If there are things, like high electricity costs and raw material costs, that are beyond the control of either the sector or the GMSA the association can take little if any credit for winning concessions in areas such as securing a more manufacturing-friendly tax regime, and enhancing manufacturing capacity by influencing the cementing of bilateral deals with countries (like Brazil) based on pre-existing bilateral agreements in order to secure access to factories, equipment, technical expertise and international marketing support.
Nor has there been any persuasive evidence of GMSA involvement in pushing government to build capacity in areas such as quality control, which has become a key and critical element in securing and sustaining markets in Europe and North America.
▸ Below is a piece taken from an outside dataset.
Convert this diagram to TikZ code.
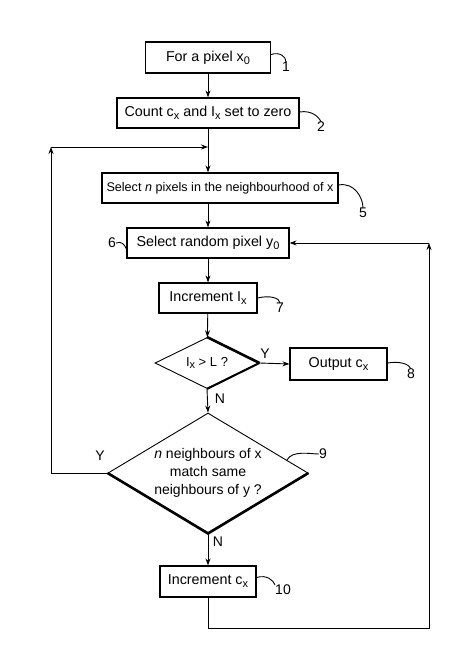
\documentclass[tikz,border=0pt]{standalone}
\usepackage{fontspec}
\setmainfont{Liberation Sans}
\usetikzlibrary{shapes.geometric,arrows.meta}
\newcommand{\subtxt}[1]{\raisebox{-0.4ex}{\fontsize{11}{11}\selectfont #1}}

\begin{document}
\begin{tikzpicture}[x=1pt,y=-1pt,
  box/.style={draw,line width=1.2pt,minimum height=30pt,inner sep=2pt,font=\fontsize{14.3}{17}\selectfont},
  decision/.style={draw,line width=0.9pt,shape=diamond,inner sep=0pt,align=center,font=\fontsize{14}{18}\selectfont},
  flow/.style={-{Stealth[length=7pt,width=5pt]},line width=0.9pt},
  leader/.style={line width=0.9pt},
  tag/.style={inner sep=0pt,font=\fontsize{14}{17}\selectfont}]
  \useasboundingbox (0,0) rectangle (474,668);
  % boxes
  \node[box,minimum width=125pt,minimum height=31pt] (start) at (208,57.5) {For a pixel x\subtxt{0}};
  \node[box,minimum width=182pt] (reset) at (208,113) {Count c\subtxt{x} and I\subtxt{x} set to zero};
  \node[box,minimum width=236pt,font=\fontsize{12.6}{15}\selectfont] (select) at (220,188) {Select \textit{n} pixels in the neighbourhood of x};
  \node[box,minimum width=162pt] (random) at (208,243) {Select random pixel y\subtxt{0}};
  \node[box,minimum width=98pt] (incl) at (208,298) {Increment I\subtxt{x}};
  \node[decision,shape aspect=2,minimum width=104pt,minimum height=51pt,font=\fontsize{13}{16}\selectfont] (test) at (207,363) {I\subtxt{x} > L ?};
  \node[box,minimum width=97pt,minimum height=32pt] (output) at (338.5,364) {Output c\subtxt{x}};
  \node[decision,shape aspect=1.67,minimum width=200pt,minimum height=120pt] (match) at (208,473)
    {\textit{n} neighbours of x\\match same\\neighbours of y ?};
  \node[box,minimum width=96pt,minimum height=31pt] (incc) at (208,581.5) {Increment c\subtxt{x}};
  % heavy edges of the decisions
  \draw[line width=2.6pt] (test.north) -- (test.east);
  \draw[line width=2pt] (test.east) -- (test.south);
  \draw[line width=2.6pt] (match.west) -- (match.south) -- (match.east);
  % loop corners
  \coordinate (leftlow) at (51,473);
  \coordinate (lefttop) at (51,147);
  \coordinate (join) at (208,147);
  \coordinate (bottom) at (208,628);
  \coordinate (rightlow) at (429,628);
  \coordinate (righttop) at (429,243);
  % connectors
  \draw[flow] (start) -- (reset);
  \draw[flow] (reset.south) -- (reset.south |- select.north);
  \draw[flow] (select.south -| random.north) -- (random.north);
  \draw[flow] (random) -- (incl);
  \draw[flow] (incl) -- (test);
  \draw[flow] (test.east) -- (output.west);
  \draw[flow] (test.south) -- (match.north);
  \draw[flow] (match.south) -- (incc.north);
  \draw[flow] (match.west) -- (leftlow) -- (lefttop);
  \draw[flow] (lefttop) -- (join);
  \draw[flow] (incc.south) -- (bottom) -- (rightlow) -- (righttop);
  \draw[flow] (righttop) -- (random.east);
  % branch letters
  \node[tag] (ytest) at (265,354) {Y};
  \node[tag] (ntest) at (220,399) {N};
  \node[tag] (ymatch) at (100,456) {Y};
  \node[tag] (nmatch) at (218,542) {N};
  % reference numbers
  \node[tag] (n1) at (286,67) {1};
  \node[tag] (n2) at (321,127) {2};
  \node[tag] (n5) at (363,213) {5};
  \node[tag] (n6) at (112,243) {6};
  \node[tag] (n7) at (280,308) {7};
  \node[tag] (n8) at (411,374) {8};
  \node[tag] (n9) at (323,454) {9};
  \node[tag] (n10) at (283,590) {10};
  \draw[leader] ([yshift=3pt]start.east) .. controls +(9,-3) and +(0,-5) .. (n1.north);
  \draw[leader] ([yshift=1pt]reset.east) .. controls +(12,-2) and +(-2,-5) .. (n2.north);
  \draw[leader] ([yshift=3pt]select.east) .. controls +(16,-3) and +(0,-10) .. (n5.north);
  \draw[leader] (n6.east) .. controls +(5,-2) and +(-2,-5) .. ([yshift=-6pt]random.west);
  \draw[leader] (incl.east) .. controls +(12,-3) and +(0,-5) .. (n7.north);
  \draw[leader] ([yshift=1pt]output.east) .. controls +(12,-2) and +(-2,-5) .. (n8.north);
  \draw[leader] (287,460) .. controls +(5,-10) and +(-8,0) .. (n9.west);
  \draw[leader] ([yshift=4pt]incc.east) .. controls +(10,-3) and +(-2,-5) .. (n10.north west);
\end{tikzpicture}
\end{document}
Closer home, it is no secret that despite the announcement in the GMSA’s report regarding the accomplishments of two of the association’s members at the level of the regional trade support body, Caribbean Export, the vast majority of local entities in the manufacturing and services sectors are less than ideally positioned to benefit from what Caribbean Export has to offer, a circumstance that is due in large measure to the tenuous nature of the formal relationship between Caribbean Export and the local private sector.
Nor, for that matter, has there been nearly enough action on the part of the GMSA to help protect earnest manufacturers against the threat to our exports posed by widespread belief in foreign markets that seemingly legitimate manufactured exports are being used as conduits for the movement of drugs; neither has the association been sufficiently vocal on the proliferation of the local market by providing substitutes for some goods that can be manufactured here in Guyana.
No one is suggesting that the GMSA’s reporting must not reflect its activities, including its bilateral and multilateral engagements with organizations that can support the growth of the manufacturing sector, though it surely must understand that when there appears to be no real nexus between those pursuits and the growth of the sector, questions about its effectiveness are bound to arise.